Why the Stay-at-Home Choice Might Be the Boldest One
There is a comfortable narrative that says ambition means leaving, that the only serious path for a Latin American prodigy runs through Madrid, Manchester or Paris by 18. The counter-examples are instructive. Plenty of teenagers have moved to Europe too early, stalled in reserve teams, and come home diminished. Mora’s camp appears to have studied those stories closely. Staying in Tijuana means guaranteed first-team football, a home World Cup with a familiar support system, and a transfer, when it comes, negotiated from strength rather than hope.
It also means the World Cup arrives with him already match-hardened. Mora has two full professional seasons behind him at 17, more senior club minutes than many European prospects accumulate by 20, and a senior international trophy. Whatever happens this summer, he will not be overawed by the occasion. He has been playing above his age group, in front of demanding crowds, since he was 15.
The World Cup has always had a soft spot for teenagers. Pele in 1958, Michael Owen in 1998, Kylian Mbappe in 2018: every era gets one tournament where a kid forces the world to learn his name.
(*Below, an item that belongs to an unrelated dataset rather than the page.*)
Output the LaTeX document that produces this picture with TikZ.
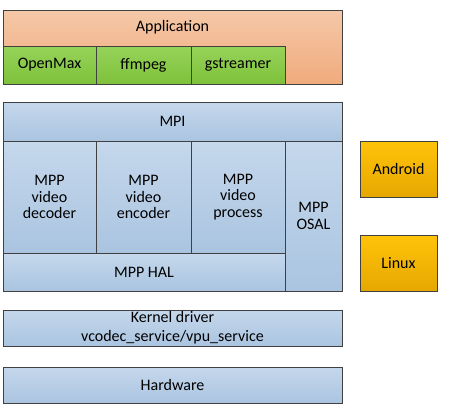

Mexican fans believe, with the particular intensity of a host nation, that this is Mora’s. He has the stage, the shirt number, the manager’s trust and a contract that says everyone around him is thinking three moves ahead. The only thing left is the football, and on that score, the boy from Tuxtla Gutierrez has never yet looked out of place anywhere he has been asked to play. Seventeen-year-olds are supposed to be the future. This one has decided to be the present, and he is doing it on his own terms.